## START Material
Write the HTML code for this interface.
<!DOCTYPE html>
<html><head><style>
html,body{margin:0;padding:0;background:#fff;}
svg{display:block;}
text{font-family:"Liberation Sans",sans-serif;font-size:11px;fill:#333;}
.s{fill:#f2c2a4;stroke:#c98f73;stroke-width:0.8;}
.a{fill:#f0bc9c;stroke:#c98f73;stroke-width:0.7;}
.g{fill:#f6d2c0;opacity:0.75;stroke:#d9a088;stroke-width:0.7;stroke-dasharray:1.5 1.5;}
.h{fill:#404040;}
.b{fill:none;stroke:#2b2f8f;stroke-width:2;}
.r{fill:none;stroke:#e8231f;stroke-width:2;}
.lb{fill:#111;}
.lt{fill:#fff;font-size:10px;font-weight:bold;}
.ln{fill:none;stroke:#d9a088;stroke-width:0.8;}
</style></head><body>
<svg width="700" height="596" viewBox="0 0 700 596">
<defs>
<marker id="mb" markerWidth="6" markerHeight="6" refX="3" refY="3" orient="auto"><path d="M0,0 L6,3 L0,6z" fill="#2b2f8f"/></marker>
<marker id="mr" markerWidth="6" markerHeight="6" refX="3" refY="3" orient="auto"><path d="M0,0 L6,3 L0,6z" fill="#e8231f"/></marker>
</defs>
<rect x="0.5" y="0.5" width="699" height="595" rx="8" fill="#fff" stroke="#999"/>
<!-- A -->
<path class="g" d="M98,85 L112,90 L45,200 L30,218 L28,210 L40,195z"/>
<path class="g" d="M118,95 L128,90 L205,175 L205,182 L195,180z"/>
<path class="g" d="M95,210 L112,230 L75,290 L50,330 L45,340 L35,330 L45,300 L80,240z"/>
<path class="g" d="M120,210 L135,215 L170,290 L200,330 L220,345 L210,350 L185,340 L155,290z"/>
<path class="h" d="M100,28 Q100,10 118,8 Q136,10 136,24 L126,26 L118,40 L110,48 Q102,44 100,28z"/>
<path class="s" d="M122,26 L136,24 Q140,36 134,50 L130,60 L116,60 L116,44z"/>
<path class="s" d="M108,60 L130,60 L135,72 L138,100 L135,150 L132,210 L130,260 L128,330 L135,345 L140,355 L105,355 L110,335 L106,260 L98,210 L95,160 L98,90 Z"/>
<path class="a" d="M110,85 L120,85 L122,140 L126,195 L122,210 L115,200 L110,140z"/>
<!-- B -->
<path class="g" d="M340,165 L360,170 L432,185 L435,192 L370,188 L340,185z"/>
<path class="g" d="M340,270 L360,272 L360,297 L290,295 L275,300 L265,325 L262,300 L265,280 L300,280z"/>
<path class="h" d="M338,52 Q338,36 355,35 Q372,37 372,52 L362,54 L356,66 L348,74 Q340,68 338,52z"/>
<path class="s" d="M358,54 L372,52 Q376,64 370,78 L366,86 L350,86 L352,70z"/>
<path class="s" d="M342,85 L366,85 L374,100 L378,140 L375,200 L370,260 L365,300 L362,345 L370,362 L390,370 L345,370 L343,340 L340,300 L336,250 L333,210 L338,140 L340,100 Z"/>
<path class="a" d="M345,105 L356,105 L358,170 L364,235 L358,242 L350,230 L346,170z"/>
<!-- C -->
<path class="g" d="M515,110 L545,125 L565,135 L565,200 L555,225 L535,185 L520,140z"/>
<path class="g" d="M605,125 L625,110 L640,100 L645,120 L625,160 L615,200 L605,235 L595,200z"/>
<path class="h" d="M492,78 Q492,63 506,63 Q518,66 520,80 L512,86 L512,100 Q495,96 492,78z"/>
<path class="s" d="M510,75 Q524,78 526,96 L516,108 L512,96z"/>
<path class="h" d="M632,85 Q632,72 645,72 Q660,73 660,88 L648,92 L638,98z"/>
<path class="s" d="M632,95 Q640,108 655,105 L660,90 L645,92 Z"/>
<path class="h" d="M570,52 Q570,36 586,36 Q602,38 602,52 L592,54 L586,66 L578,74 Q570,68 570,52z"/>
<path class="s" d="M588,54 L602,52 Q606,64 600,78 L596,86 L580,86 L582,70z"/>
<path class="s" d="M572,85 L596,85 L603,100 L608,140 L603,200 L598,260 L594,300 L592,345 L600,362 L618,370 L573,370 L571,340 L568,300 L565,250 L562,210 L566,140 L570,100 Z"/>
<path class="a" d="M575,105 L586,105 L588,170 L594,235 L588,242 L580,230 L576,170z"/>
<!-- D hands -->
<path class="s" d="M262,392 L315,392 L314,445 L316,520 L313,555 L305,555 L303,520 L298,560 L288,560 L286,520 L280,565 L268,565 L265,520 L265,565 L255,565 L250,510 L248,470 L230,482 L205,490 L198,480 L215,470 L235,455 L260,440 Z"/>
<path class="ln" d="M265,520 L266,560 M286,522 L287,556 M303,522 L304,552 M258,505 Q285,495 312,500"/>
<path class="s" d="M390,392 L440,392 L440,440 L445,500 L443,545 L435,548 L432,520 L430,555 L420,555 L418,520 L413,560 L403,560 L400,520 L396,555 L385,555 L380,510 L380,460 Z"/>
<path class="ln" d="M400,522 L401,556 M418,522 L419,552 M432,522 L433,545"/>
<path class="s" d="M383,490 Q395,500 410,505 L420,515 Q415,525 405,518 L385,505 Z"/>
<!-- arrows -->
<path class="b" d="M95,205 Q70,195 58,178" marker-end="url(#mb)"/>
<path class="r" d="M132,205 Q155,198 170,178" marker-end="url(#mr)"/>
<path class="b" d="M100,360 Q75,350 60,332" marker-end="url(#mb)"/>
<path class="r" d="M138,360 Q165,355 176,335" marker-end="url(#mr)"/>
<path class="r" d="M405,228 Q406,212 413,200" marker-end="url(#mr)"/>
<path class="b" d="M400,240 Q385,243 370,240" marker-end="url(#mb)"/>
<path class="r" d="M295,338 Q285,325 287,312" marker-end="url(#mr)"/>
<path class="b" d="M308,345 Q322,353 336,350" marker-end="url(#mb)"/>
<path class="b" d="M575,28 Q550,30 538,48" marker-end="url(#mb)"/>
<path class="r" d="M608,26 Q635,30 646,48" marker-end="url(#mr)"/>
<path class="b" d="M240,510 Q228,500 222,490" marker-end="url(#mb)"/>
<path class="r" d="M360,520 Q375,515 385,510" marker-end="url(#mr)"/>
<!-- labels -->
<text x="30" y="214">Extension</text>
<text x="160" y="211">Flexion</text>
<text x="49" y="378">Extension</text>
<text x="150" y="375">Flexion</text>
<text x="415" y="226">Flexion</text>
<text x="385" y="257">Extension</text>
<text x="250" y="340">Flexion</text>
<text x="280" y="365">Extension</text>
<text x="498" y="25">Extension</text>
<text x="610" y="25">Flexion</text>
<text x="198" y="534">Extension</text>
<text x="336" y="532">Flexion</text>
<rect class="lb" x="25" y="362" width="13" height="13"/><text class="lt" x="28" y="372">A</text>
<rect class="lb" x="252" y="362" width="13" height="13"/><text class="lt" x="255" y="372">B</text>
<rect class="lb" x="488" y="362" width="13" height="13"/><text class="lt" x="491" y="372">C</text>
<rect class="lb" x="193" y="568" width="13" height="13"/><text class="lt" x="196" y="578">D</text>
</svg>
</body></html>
## END Material
Retype all of the material above with every character intact.

The result:
Write the HTML code for this interface.
<!DOCTYPE html>
<html><head><style>
html,body{margin:0;padding:0;background:#fff;}
svg{display:block;}
text{font-family:"Liberation Sans",sans-serif;font-size:11px;fill:#333;}
.s{fill:#f2c2a4;stroke:#c98f73;stroke-width:0.8;}
.a{fill:#f0bc9c;stroke:#c98f73;stroke-width:0.7;}
.g{fill:#f6d2c0;opacity:0.75;stroke:#d9a088;stroke-width:0.7;stroke-dasharray:1.5 1.5;}
.h{fill:#404040;}
.b{fill:none;stroke:#2b2f8f;stroke-width:2;}
.r{fill:none;stroke:#e8231f;stroke-width:2;}
.lb{fill:#111;}
.lt{fill:#fff;font-size:10px;font-weight:bold;}
.ln{fill:none;stroke:#d9a088;stroke-width:0.8;}
</style></head><body>
<svg width="700" height="596" viewBox="0 0 700 596">
<defs>
<marker id="mb" markerWidth="6" markerHeight="6" refX="3" refY="3" orient="auto"><path d="M0,0 L6,3 L0,6z" fill="#2b2f8f"/></marker>
<marker id="mr" markerWidth="6" markerHeight="6" refX="3" refY="3" orient="auto"><path d="M0,0 L6,3 L0,6z" fill="#e8231f"/></marker>
</defs>
<rect x="0.5" y="0.5" width="699" height="595" rx="8" fill="#fff" stroke="#999"/>
<!-- A -->
<path class="g" d="M98,85 L112,90 L45,200 L30,218 L28,210 L40,195z"/>
<path class="g" d="M118,95 L128,90 L205,175 L205,182 L195,180z"/>
<path class="g" d="M95,210 L112,230 L75,290 L50,330 L45,340 L35,330 L45,300 L80,240z"/>
<path class="g" d="M120,210 L135,215 L170,290 L200,330 L220,345 L210,350 L185,340 L155,290z"/>
<path class="h" d="M100,28 Q100,10 118,8 Q136,10 136,24 L126,26 L118,40 L110,48 Q102,44 100,28z"/>
<path class="s" d="M122,26 L136,24 Q140,36 134,50 L130,60 L116,60 L116,44z"/>
<path class="s" d="M108,60 L130,60 L135,72 L138,100 L135,150 L132,210 L130,260 L128,330 L135,345 L140,355 L105,355 L110,335 L106,260 L98,210 L95,160 L98,90 Z"/>
<path class="a" d="M110,85 L120,85 L122,140 L126,195 L122,210 L115,200 L110,140z"/>
<!-- B -->
<path class="g" d="M340,165 L360,170 L432,185 L435,192 L370,188 L340,185z"/>
<path class="g" d="M340,270 L360,272 L360,297 L290,295 L275,300 L265,325 L262,300 L265,280 L300,280z"/>
<path class="h" d="M338,52 Q338,36 355,35 Q372,37 372,52 L362,54 L356,66 L348,74 Q340,68 338,52z"/>
<path class="s" d="M358,54 L372,52 Q376,64 370,78 L366,86 L350,86 L352,70z"/>
<path class="s" d="M342,85 L366,85 L374,100 L378,140 L375,200 L370,260 L365,300 L362,345 L370,362 L390,370 L345,370 L343,340 L340,300 L336,250 L333,210 L338,140 L340,100 Z"/>
<path class="a" d="M345,105 L356,105 L358,170 L364,235 L358,242 L350,230 L346,170z"/>
<!-- C -->
<path class="g" d="M515,110 L545,125 L565,135 L565,200 L555,225 L535,185 L520,140z"/>
<path class="g" d="M605,125 L625,110 L640,100 L645,120 L625,160 L615,200 L605,235 L595,200z"/>
<path class="h" d="M492,78 Q492,63 506,63 Q518,66 520,80 L512,86 L512,100 Q495,96 492,78z"/>
<path class="s" d="M510,75 Q524,78 526,96 L516,108 L512,96z"/>
<path class="h" d="M632,85 Q632,72 645,72 Q660,73 660,88 L648,92 L638,98z"/>
<path class="s" d="M632,95 Q640,108 655,105 L660,90 L645,92 Z"/>
<path class="h" d="M570,52 Q570,36 586,36 Q602,38 602,52 L592,54 L586,66 L578,74 Q570,68 570,52z"/>
<path class="s" d="M588,54 L602,52 Q606,64 600,78 L596,86 L580,86 L582,70z"/>
<path class="s" d="M572,85 L596,85 L603,100 L608,140 L603,200 L598,260 L594,300 L592,345 L600,362 L618,370 L573,370 L571,340 L568,300 L565,250 L562,210 L566,140 L570,100 Z"/>
<path class="a" d="M575,105 L586,105 L588,170 L594,235 L588,242 L580,230 L576,170z"/>
<!-- D hands -->
<path class="s" d="M262,392 L315,392 L314,445 L316,520 L313,555 L305,555 L303,520 L298,560 L288,560 L286,520 L280,565 L268,565 L265,520 L265,565 L255,565 L250,510 L248,470 L230,482 L205,490 L198,480 L215,470 L235,455 L260,440 Z"/>
<path class="ln" d="M265,520 L266,560 M286,522 L287,556 M303,522 L304,552 M258,505 Q285,495 312,500"/>
<path class="s" d="M390,392 L440,392 L440,440 L445,500 L443,545 L435,548 L432,520 L430,555 L420,555 L418,520 L413,560 L403,560 L400,520 L396,555 L385,555 L380,510 L380,460 Z"/>
<path class="ln" d="M400,522 L401,556 M418,522 L419,552 M432,522 L433,545"/>
<path class="s" d="M383,490 Q395,500 410,505 L420,515 Q415,525 405,518 L385,505 Z"/>
<!-- arrows -->
<path class="b" d="M95,205 Q70,195 58,178" marker-end="url(#mb)"/>
<path class="r" d="M132,205 Q155,198 170,178" marker-end="url(#mr)"/>
<path class="b" d="M100,360 Q75,350 60,332" marker-end="url(#mb)"/>
<path class="r" d="M138,360 Q165,355 176,335" marker-end="url(#mr)"/>
<path class="r" d="M405,228 Q406,212 413,200" marker-end="url(#mr)"/>
<path class="b" d="M400,240 Q385,243 370,240" marker-end="url(#mb)"/>
<path class="r" d="M295,338 Q285,325 287,312" marker-end="url(#mr)"/>
<path class="b" d="M308,345 Q322,353 336,350" marker-end="url(#mb)"/>
<path class="b" d="M575,28 Q550,30 538,48" marker-end="url(#mb)"/>
<path class="r" d="M608,26 Q635,30 646,48" marker-end="url(#mr)"/>
<path class="b" d="M240,510 Q228,500 222,490" marker-end="url(#mb)"/>
<path class="r" d="M360,520 Q375,515 385,510" marker-end="url(#mr)"/>
<!-- labels -->
<text x="30" y="214">Extension</text>
<text x="160" y="211">Flexion</text>
<text x="49" y="378">Extension</text>
<text x="150" y="375">Flexion</text>
<text x="415" y="226">Flexion</text>
<text x="385" y="257">Extension</text>
<text x="250" y="340">Flexion</text>
<text x="280" y="365">Extension</text>
<text x="498" y="25">Extension</text>
<text x="610" y="25">Flexion</text>
<text x="198" y="534">Extension</text>
<text x="336" y="532">Flexion</text>
<rect class="lb" x="25" y="362" width="13" height="13"/><text class="lt" x="28" y="372">A</text>
<rect class="lb" x="252" y="362" width="13" height="13"/><text class="lt" x="255" y="372">B</text>
<rect class="lb" x="488" y="362" width="13" height="13"/><text class="lt" x="491" y="372">C</text>
<rect class="lb" x="193" y="568" width="13" height="13"/><text class="lt" x="196" y="578">D</text>
</svg>
</body></html>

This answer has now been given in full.